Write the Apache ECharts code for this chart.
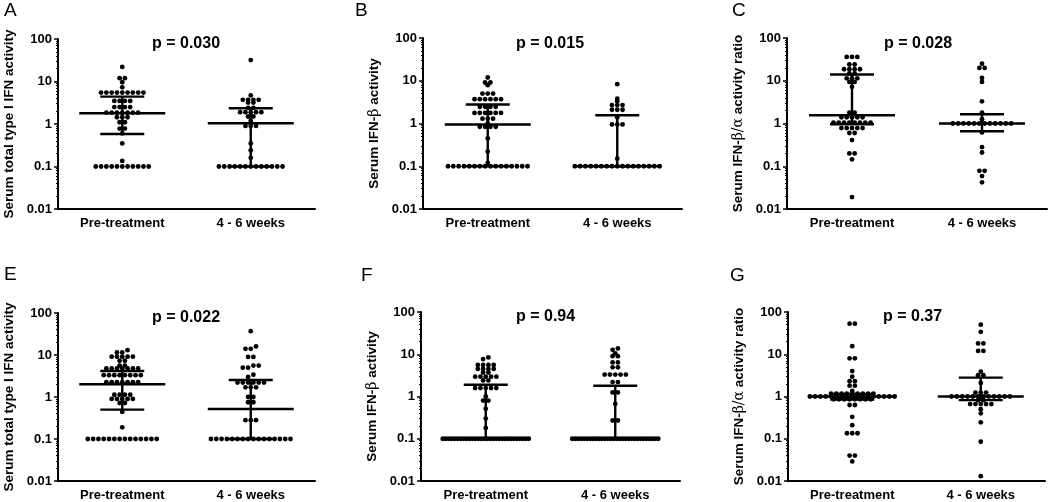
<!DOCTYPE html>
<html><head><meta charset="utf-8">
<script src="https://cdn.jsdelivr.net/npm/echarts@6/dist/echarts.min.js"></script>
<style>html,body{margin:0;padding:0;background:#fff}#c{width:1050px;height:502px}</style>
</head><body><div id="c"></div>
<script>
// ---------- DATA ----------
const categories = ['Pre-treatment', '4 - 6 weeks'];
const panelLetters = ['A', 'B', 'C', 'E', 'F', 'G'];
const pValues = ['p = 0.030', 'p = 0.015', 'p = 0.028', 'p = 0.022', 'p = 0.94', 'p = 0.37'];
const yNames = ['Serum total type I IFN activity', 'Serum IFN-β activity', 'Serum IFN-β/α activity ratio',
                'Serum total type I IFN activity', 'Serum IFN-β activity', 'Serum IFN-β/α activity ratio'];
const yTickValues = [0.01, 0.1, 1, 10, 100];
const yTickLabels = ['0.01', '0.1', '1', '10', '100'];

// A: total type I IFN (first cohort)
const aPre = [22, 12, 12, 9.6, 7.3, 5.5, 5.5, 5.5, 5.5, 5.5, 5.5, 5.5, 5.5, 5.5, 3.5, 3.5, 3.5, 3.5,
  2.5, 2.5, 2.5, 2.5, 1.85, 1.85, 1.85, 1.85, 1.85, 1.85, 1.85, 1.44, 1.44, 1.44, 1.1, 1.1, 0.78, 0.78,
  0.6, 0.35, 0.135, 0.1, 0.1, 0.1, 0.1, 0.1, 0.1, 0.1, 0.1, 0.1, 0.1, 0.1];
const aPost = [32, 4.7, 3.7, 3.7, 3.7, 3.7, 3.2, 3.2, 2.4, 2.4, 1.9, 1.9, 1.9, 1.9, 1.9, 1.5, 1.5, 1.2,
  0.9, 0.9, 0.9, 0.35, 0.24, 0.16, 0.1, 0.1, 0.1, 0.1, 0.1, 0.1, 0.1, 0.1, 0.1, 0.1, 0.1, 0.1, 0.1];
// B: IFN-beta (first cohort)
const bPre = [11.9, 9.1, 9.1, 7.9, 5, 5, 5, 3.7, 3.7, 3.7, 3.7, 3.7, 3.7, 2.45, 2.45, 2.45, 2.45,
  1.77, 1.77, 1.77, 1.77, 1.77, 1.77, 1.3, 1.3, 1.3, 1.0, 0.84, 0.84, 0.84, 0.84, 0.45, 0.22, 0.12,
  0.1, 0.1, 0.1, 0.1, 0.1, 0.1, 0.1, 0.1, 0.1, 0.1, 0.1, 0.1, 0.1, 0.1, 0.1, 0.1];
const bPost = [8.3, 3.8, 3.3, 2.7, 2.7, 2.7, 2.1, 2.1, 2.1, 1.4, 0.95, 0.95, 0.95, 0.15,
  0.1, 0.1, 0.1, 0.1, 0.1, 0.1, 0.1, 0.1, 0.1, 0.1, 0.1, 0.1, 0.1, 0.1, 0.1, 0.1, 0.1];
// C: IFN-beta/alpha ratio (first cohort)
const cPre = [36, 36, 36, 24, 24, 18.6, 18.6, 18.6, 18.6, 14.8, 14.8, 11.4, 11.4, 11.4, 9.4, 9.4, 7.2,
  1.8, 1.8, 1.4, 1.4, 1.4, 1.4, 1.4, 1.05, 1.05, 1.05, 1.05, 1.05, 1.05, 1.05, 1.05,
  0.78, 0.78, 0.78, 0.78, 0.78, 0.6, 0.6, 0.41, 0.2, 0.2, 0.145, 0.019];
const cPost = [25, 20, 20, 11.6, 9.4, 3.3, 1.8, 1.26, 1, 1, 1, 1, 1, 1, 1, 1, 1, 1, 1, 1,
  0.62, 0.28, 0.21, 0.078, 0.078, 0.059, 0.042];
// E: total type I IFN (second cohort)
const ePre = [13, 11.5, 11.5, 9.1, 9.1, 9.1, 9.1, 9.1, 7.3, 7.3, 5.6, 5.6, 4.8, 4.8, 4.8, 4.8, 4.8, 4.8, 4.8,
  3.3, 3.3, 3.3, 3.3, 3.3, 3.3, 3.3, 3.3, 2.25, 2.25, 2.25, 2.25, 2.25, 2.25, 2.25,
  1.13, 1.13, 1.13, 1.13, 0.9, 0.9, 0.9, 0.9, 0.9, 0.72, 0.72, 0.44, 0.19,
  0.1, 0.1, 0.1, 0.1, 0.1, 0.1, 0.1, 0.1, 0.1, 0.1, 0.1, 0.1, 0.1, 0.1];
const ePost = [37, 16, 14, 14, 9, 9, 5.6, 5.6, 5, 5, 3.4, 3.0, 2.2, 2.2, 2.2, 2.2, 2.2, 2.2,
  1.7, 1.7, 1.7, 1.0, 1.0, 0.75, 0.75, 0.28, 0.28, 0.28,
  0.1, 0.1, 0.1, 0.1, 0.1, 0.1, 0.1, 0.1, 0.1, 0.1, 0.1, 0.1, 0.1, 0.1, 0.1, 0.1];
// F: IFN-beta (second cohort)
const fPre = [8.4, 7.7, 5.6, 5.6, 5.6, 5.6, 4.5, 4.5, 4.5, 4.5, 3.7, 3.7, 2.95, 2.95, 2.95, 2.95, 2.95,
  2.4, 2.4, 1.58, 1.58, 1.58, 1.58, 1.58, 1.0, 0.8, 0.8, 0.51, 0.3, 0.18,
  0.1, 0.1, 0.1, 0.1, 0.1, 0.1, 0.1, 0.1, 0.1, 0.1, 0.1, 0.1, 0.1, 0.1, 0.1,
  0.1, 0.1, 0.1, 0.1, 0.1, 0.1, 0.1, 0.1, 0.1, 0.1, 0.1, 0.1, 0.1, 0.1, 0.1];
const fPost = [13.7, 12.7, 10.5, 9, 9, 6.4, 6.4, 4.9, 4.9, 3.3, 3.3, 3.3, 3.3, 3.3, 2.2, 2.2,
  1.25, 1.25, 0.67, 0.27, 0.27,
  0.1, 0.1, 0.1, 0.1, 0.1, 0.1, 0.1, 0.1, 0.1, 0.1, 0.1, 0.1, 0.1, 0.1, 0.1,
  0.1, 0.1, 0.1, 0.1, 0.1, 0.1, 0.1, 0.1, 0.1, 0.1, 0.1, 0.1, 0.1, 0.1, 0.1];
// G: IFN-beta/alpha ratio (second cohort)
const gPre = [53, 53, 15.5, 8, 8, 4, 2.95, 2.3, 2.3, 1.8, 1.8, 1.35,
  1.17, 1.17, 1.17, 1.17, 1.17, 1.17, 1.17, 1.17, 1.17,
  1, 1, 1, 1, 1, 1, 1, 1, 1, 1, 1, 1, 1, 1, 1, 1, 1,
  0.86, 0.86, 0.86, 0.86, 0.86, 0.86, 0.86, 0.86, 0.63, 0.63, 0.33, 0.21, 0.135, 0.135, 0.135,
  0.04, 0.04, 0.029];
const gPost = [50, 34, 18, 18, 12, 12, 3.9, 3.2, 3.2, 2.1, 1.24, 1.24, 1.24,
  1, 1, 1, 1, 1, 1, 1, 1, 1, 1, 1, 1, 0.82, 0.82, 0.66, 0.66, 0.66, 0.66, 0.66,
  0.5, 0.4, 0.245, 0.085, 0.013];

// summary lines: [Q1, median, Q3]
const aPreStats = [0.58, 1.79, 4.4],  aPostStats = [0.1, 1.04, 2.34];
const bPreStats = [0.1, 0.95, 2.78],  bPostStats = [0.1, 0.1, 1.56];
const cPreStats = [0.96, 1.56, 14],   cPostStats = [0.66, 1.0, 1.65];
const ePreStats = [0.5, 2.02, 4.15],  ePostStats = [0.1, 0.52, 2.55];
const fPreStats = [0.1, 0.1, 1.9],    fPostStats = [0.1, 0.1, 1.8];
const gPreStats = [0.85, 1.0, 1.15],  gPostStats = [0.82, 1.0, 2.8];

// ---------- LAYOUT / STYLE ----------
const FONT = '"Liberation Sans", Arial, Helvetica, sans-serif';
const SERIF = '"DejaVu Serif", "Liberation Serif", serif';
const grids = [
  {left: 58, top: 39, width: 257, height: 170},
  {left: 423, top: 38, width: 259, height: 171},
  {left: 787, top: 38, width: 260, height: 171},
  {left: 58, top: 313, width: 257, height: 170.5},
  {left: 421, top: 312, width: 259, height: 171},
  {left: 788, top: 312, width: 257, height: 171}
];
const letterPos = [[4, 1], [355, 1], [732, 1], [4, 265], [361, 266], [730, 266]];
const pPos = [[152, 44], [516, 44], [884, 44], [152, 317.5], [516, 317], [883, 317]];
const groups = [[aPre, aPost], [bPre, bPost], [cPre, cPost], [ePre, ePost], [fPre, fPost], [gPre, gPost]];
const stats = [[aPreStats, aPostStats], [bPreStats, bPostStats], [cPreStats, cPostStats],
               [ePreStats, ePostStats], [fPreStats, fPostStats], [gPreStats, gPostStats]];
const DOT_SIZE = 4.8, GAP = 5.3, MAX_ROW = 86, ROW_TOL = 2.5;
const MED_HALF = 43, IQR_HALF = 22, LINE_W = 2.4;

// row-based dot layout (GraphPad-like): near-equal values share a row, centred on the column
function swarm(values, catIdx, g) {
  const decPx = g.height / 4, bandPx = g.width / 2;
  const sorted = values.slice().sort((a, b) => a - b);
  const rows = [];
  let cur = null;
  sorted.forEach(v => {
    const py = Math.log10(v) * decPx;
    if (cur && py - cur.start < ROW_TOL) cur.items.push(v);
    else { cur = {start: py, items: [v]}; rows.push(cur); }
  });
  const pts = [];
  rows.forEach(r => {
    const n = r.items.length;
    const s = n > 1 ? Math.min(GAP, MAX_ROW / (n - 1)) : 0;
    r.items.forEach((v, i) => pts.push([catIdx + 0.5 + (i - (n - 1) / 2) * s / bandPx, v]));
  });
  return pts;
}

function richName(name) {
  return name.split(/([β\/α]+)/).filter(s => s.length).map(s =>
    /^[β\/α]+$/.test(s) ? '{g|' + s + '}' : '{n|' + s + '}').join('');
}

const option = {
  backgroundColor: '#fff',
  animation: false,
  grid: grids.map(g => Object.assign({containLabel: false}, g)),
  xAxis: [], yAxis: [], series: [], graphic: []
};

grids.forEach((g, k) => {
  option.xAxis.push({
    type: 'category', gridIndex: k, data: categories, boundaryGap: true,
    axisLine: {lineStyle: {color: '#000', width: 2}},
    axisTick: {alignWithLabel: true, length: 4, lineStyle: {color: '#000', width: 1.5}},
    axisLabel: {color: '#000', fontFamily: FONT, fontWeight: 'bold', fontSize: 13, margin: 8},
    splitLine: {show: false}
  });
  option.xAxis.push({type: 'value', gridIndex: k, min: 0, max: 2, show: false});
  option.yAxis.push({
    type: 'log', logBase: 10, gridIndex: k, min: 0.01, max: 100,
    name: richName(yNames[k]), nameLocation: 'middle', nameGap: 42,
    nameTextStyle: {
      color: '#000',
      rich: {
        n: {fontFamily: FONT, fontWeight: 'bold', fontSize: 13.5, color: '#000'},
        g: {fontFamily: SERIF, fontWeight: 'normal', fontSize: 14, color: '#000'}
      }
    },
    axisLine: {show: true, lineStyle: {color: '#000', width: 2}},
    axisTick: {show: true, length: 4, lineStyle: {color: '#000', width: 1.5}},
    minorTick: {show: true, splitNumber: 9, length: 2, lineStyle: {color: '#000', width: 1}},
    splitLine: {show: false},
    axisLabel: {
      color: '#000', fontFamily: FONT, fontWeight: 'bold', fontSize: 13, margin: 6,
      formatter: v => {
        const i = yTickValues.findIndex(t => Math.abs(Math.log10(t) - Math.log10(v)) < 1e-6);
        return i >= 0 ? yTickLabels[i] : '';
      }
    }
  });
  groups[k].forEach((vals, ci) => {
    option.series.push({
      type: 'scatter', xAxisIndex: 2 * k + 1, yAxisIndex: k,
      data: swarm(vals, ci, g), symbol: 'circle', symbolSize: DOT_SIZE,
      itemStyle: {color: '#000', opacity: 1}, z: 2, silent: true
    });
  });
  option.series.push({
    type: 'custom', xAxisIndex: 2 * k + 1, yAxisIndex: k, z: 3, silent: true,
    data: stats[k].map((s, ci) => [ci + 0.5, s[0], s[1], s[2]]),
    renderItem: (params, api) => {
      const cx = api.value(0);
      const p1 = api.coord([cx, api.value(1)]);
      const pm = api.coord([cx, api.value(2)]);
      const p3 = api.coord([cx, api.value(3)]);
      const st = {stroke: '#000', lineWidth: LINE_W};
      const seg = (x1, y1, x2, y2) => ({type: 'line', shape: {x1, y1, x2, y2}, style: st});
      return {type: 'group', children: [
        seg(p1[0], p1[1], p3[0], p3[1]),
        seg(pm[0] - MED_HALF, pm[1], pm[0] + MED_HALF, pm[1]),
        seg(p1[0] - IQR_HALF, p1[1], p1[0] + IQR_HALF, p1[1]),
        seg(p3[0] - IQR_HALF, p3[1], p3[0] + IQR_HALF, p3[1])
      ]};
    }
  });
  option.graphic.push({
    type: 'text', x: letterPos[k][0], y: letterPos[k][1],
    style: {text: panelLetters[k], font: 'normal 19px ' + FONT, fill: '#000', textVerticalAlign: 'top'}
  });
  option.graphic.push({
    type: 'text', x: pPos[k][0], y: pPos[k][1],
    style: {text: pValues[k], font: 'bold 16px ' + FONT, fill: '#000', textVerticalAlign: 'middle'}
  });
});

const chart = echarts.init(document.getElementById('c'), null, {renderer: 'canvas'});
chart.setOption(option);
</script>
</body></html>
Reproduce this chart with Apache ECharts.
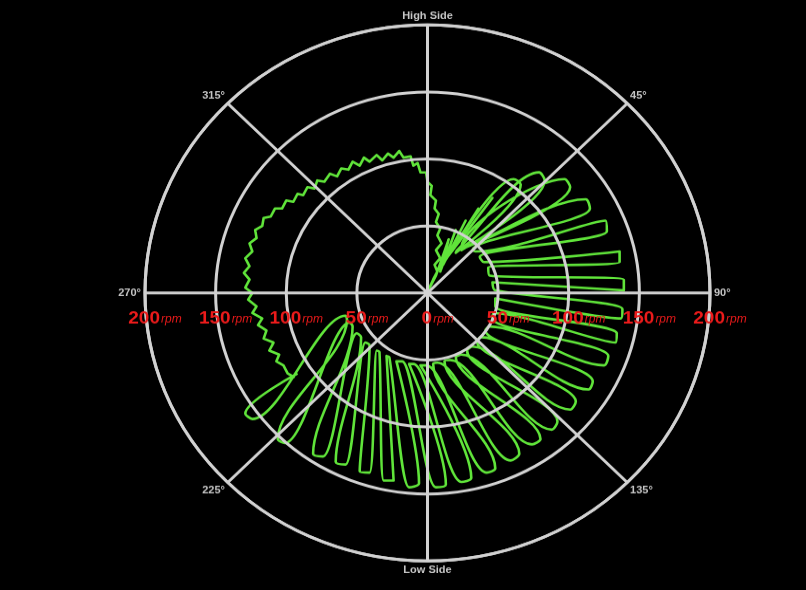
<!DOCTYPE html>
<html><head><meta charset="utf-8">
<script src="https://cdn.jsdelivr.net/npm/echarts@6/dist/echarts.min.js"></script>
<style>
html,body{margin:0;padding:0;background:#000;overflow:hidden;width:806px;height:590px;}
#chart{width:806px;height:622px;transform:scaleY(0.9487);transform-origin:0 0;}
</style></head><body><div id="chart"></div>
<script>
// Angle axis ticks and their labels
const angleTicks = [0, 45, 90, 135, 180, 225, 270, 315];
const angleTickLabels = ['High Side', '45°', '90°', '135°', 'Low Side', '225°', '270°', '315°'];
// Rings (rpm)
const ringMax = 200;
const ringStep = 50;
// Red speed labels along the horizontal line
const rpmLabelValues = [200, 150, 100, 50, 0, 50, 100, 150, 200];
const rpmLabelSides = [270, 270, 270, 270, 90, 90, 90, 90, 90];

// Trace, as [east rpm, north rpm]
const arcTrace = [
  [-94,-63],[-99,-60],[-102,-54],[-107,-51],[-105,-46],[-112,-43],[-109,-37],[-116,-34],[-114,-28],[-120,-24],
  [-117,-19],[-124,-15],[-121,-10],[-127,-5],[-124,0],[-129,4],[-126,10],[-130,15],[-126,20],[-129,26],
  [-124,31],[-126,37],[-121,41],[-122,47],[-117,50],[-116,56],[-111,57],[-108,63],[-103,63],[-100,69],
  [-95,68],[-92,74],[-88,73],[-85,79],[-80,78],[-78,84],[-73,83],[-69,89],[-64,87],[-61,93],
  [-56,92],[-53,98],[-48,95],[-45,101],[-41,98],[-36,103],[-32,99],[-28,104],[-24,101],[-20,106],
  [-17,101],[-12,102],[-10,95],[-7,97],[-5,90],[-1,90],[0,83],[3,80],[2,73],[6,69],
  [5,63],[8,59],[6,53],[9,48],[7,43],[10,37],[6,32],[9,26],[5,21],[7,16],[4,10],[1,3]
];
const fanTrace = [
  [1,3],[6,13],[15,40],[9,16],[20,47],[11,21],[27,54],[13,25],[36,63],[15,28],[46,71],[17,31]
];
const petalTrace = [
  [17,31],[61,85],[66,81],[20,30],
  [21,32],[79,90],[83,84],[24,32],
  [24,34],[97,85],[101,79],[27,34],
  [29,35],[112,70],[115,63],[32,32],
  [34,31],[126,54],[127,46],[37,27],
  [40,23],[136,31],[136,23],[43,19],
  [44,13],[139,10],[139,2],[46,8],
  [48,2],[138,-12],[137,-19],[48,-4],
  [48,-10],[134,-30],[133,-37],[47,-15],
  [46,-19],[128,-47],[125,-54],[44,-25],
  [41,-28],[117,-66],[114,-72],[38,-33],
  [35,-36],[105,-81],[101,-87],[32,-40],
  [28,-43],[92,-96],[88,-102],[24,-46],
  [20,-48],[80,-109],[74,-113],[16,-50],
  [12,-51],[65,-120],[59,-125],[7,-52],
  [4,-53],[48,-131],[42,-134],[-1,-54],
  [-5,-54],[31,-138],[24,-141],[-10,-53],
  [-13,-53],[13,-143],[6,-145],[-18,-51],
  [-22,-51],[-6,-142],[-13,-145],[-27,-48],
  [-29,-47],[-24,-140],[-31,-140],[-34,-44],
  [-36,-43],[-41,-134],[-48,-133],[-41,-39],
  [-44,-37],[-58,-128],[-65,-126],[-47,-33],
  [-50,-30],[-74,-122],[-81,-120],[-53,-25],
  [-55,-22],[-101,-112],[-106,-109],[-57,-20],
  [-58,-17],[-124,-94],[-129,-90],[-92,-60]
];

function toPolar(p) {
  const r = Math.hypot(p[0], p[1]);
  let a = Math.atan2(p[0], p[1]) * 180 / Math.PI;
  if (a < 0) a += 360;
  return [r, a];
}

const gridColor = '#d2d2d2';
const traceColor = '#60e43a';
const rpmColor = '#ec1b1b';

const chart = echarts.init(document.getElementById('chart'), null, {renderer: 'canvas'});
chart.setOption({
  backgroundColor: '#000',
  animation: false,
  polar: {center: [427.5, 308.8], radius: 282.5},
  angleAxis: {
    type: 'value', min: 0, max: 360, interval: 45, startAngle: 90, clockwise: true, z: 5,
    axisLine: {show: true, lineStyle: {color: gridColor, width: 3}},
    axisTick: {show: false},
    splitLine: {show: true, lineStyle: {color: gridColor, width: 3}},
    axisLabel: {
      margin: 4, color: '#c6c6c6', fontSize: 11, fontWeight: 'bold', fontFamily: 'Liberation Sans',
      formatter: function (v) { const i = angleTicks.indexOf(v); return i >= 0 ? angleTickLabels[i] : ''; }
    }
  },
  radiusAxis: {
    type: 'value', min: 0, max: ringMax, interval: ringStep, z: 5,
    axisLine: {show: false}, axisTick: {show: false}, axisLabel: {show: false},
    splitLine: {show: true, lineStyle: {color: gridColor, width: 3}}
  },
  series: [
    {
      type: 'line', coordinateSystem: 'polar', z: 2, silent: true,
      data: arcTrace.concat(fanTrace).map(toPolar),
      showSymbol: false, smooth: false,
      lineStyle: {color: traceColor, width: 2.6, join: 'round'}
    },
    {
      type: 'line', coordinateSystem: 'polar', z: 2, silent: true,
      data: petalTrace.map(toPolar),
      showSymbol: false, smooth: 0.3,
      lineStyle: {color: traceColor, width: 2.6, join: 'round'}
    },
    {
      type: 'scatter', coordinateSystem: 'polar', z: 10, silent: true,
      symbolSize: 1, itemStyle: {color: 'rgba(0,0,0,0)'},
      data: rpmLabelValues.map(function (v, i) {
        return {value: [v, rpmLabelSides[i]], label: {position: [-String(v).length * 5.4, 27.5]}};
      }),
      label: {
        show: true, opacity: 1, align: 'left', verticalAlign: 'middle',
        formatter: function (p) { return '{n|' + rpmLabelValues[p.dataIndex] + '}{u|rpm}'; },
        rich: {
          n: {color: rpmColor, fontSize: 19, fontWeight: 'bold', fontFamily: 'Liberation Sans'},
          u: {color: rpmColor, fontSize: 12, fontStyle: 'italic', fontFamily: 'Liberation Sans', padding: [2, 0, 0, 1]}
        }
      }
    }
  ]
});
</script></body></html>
::::::::
» **Work required**
Return, please, the exact lines from the beginning of the entries above through the line containing "const yTickLabels = ['0.01', '0.1', '1', '10', '100'];", both included; pictures are left out.

» **Task answer**
Write the Apache ECharts code for this chart.
<!DOCTYPE html>
<html><head><meta charset="utf-8">
<script src="https://cdn.jsdelivr.net/npm/echarts@6/dist/echarts.min.js"></script>
<style>html,body{margin:0;padding:0;background:#fff}#c{width:1050px;height:502px}</style>
</head><body><div id="c"></div>
<script>
// ---------- DATA ----------
const categories = ['Pre-treatment', '4 - 6 weeks'];
const panelLetters = ['A', 'B', 'C', 'E', 'F', 'G'];
const pValues = ['p = 0.030', 'p = 0.015', 'p = 0.028', 'p = 0.022', 'p = 0.94', 'p = 0.37'];
const yNames = ['Serum total type I IFN activity', 'Serum IFN-β activity', 'Serum IFN-β/α activity ratio',
                'Serum total type I IFN activity', 'Serum IFN-β activity', 'Serum IFN-β/α activity ratio'];
const yTickValues = [0.01, 0.1, 1, 10, 100];
const yTickLabels = ['0.01', '0.1', '1', '10', '100'];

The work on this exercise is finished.